Accor has launched its first Sebel apartment hotel in the Australian capital with the opening of the 144-room Sebel Canberra Civic.
But while the group’s Pacific chief Simon McGrath says Accor is “delighted” to be part of Canberra’s “burgeoning supply of upscale accommodation”, another hotel group chief has slated the city’s planners for their approach to development.
Nick Georgalis, founder of the Geocon group, says there is a “country town mentality” among politicians in the capital and has told The Canberra Times the government should ditch its “unsophisticated” approach and “grow up”.
The Geocon founder is looking to build a hotel, rooftop bar and entertainment complex with a night club at Garema Place which, he says, would “define the centre of Canberra” and “set the tone of the CBD”.
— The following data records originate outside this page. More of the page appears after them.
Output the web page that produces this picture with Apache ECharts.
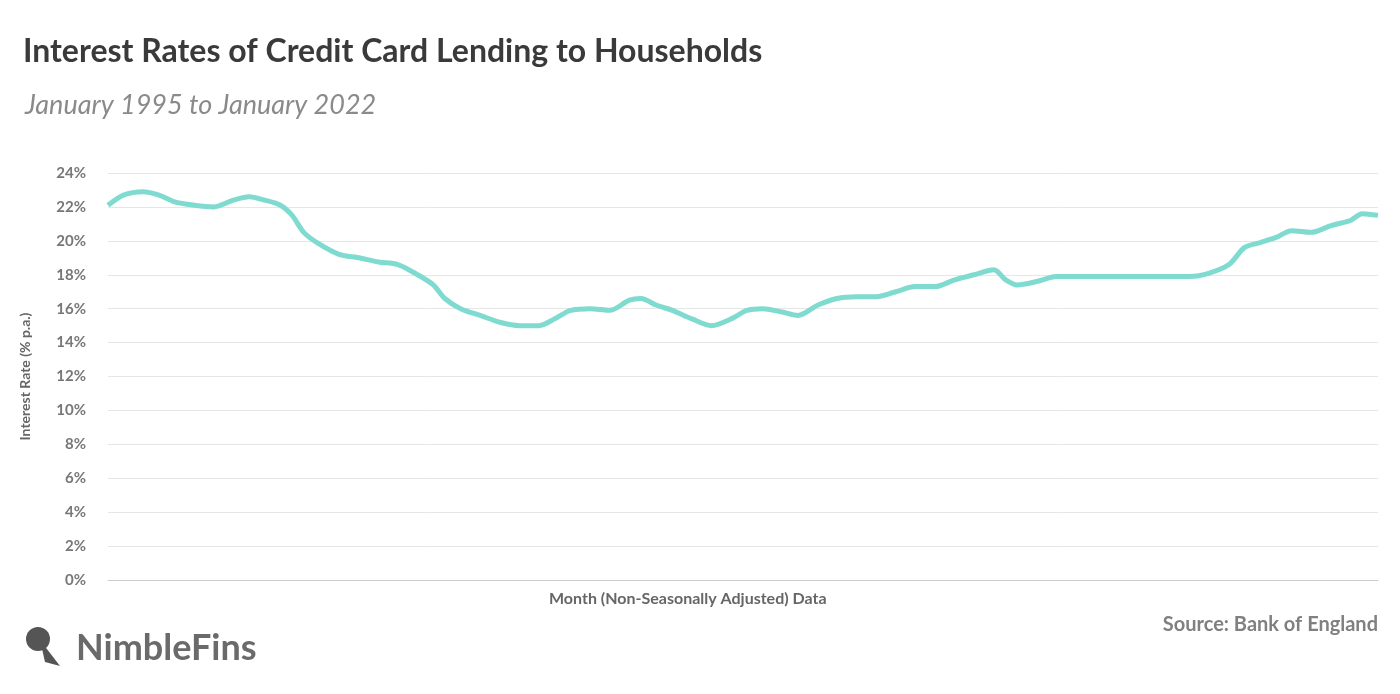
<!DOCTYPE html>
<html>
<head>
<meta charset="utf-8">
<script src="https://cdn.jsdelivr.net/npm/echarts@6/dist/echarts.min.js"></script>
<style>
html,body{margin:0;padding:0;background:#fff;}
#chart{width:1400px;height:694px;}
</style>
</head>
<body>
<div id="chart"></div>
<script>
// Data (approximate)
const dates = [
  "1995-01","1995-05","1995-10","1996-02","1996-06","1996-11","1997-04","1997-09","1998-01","1998-05",
  "1998-09","1998-12","1999-03","1999-07","1999-12","2000-05","2000-10","2001-03","2001-08","2001-12",
  "2002-03","2002-07","2002-12","2003-05","2003-10","2004-03","2004-07","2004-11","2005-04","2005-09",
  "2006-02","2006-05","2006-09","2007-01","2007-06","2007-11","2008-04","2008-08","2008-12","2009-05",
  "2009-09","2010-02","2010-07","2010-12","2011-05","2011-10","2012-03","2012-08","2013-01","2013-06",
  "2013-11","2014-02","2014-05","2014-10","2015-03","2015-08","2016-01","2016-10","2017-06","2018-01",
  "2018-06","2018-11","2019-03","2019-07","2019-11","2020-03","2020-08","2021-01","2021-06","2021-09","2022-01"
];
const rates = [
  22.1,22.7,22.9,22.7,22.3,22.1,22.0,22.4,22.6,22.4,
  22.1,21.5,20.5,19.8,19.2,19.0,18.75,18.6,18.0,17.4,
  16.6,16.0,15.6,15.2,15.0,15.0,15.4,15.9,16.0,15.9,
  16.5,16.6,16.2,15.9,15.4,15.0,15.4,15.9,16.0,15.8,
  15.6,16.2,16.6,16.7,16.7,17.0,17.3,17.3,17.7,18.0,
  18.3,17.7,17.4,17.6,17.9,17.9,17.9,17.9,17.9,17.9,
  18.1,18.6,19.6,19.9,20.2,20.6,20.5,20.9,21.2,21.6,21.5
];
const yTicks = [0,2,4,6,8,10,12,14,16,18,20,22,24];

const chart = echarts.init(document.getElementById('chart'), null, {renderer:'canvas'});
chart.setOption({
  backgroundColor:'#ffffff',
  animation:false,
  title:[
    {text:'Interest Rates of Credit Card Lending to Households', left:18, top:31,
     textStyle:{fontFamily:'Lato, "Open Sans", sans-serif', fontSize:32, fontWeight:'bold', color:'#3a3a3a'}},
    {text:'January 1995 to January 2022', left:20, top:87,
     textStyle:{fontFamily:'Lato, "Open Sans", sans-serif', fontSize:27, fontStyle:'italic', fontWeight:'normal', color:'#8a8a8a'}}
  ],
  grid:{left:108, right:22, top:173, bottom:114},
  xAxis:{
    type:'time',
    min:'1995-01', max:'2022-01',
    axisLine:{show:true, lineStyle:{color:'#cccccc'}},
    axisTick:{show:false},
    axisLabel:{show:false},
    splitLine:{show:false}
  },
  yAxis:{
    type:'value',
    min:yTicks[0], max:yTicks[yTicks.length-1], interval:2,
    name:'Interest Rate (% p.a.)',
    nameLocation:'middle', nameGap:76, nameRotate:90,
    nameTextStyle:{fontFamily:'Lato, sans-serif', fontSize:14, fontWeight:'bold', color:'#666'},
    axisLine:{show:false},
    axisTick:{show:false},
    axisLabel:{formatter: v => v + '%', fontFamily:'Lato, sans-serif', fontSize:15, fontWeight:'bold', color:'#777', margin:22},
    splitLine:{lineStyle:{color:'#e6e6e6', width:1}}
  },
  series:[{
    type:'line',
    data: dates.map((d,i)=>[d, rates[i]]),
    smooth:0.3,
    showSymbol:false,
    lineStyle:{color:'#7fdad0', width:5},
    itemStyle:{color:'#7fdad0'}
  }],
  graphic:[
    {type:'text', left:549, top:591,
     style:{text:'Month (Non-Seasonally Adjusted) Data', font:'bold 16px Lato, sans-serif', fill:'#666'}},
    {type:'text', right:22, top:615,
     style:{text:'Source: Bank of England', font:'bold 20px Lato, sans-serif', fill:'#808080', textAlign:'right'}},
    {type:'circle', left:26, top:627, shape:{r:12}, style:{fill:'#555'}},
    {type:'polygon', shape:{points:[[40,640],[60,666],[45,662]]}, style:{fill:'#555'}},
    {type:'text', left:76, top:630,
     style:{text:'NimbleFins', font:'bold 36px Lato, sans-serif', fill:'#6a6a6a'}}
  ]
});
</script>
</body>
</html>
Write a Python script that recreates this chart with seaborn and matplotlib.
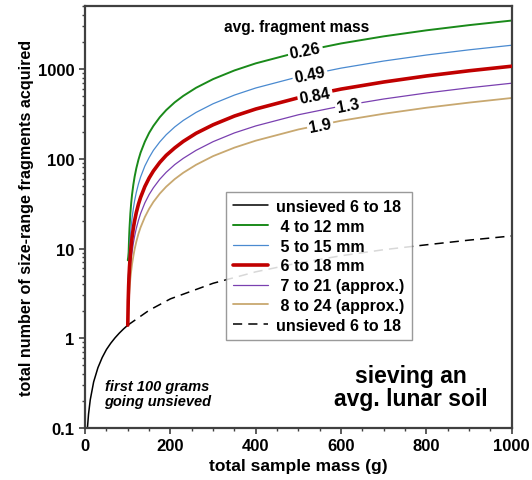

He is frustrated, he says, by planners’ failure to understand his ambitions for the city.
The development faces resistance from local musicians and club owners fearful that the city’s tough noise level restrictions, which cap sound levels at night to little more than that of a conversation, would give guests cause to complain and lead to the closure of surrounding music venues.
According to The Canberra Times, there is an intense debate about how Canberra should be allowed to grow as it’s rapid development sees it morphing from “Bush Capital” into a more sophisticated city.
David Caffery founder of the musicians’ association MusicACT, is calling for the government to change noise restrictions in the face of the city’s growth.
Caffery argues planning laws are biased in favour of new residential and hotel developments which, once built, require noise caps on established venues to appease residents and guests.
“With their approval of this (Geocon) hotel, the sound laws have hit breaking point,” he said. “We need entertainment precincts to stop grumps moving into the city and shutting down activity.”
The new Sebel is among the rash of city centre hotel developments, sited within the Civic Square precinct home to cultural venues the Canberra Museum and Gallery, Civic Library and Canberra Theatre.
Spanning 11 floors, the property involves 126 studio rooms with kitchenette facilities as well as nine one-bedroom suites and nine two-bedroom suites with full kitchen facilities. The ground floor space will house shops, restaurants and bars leased to external operators.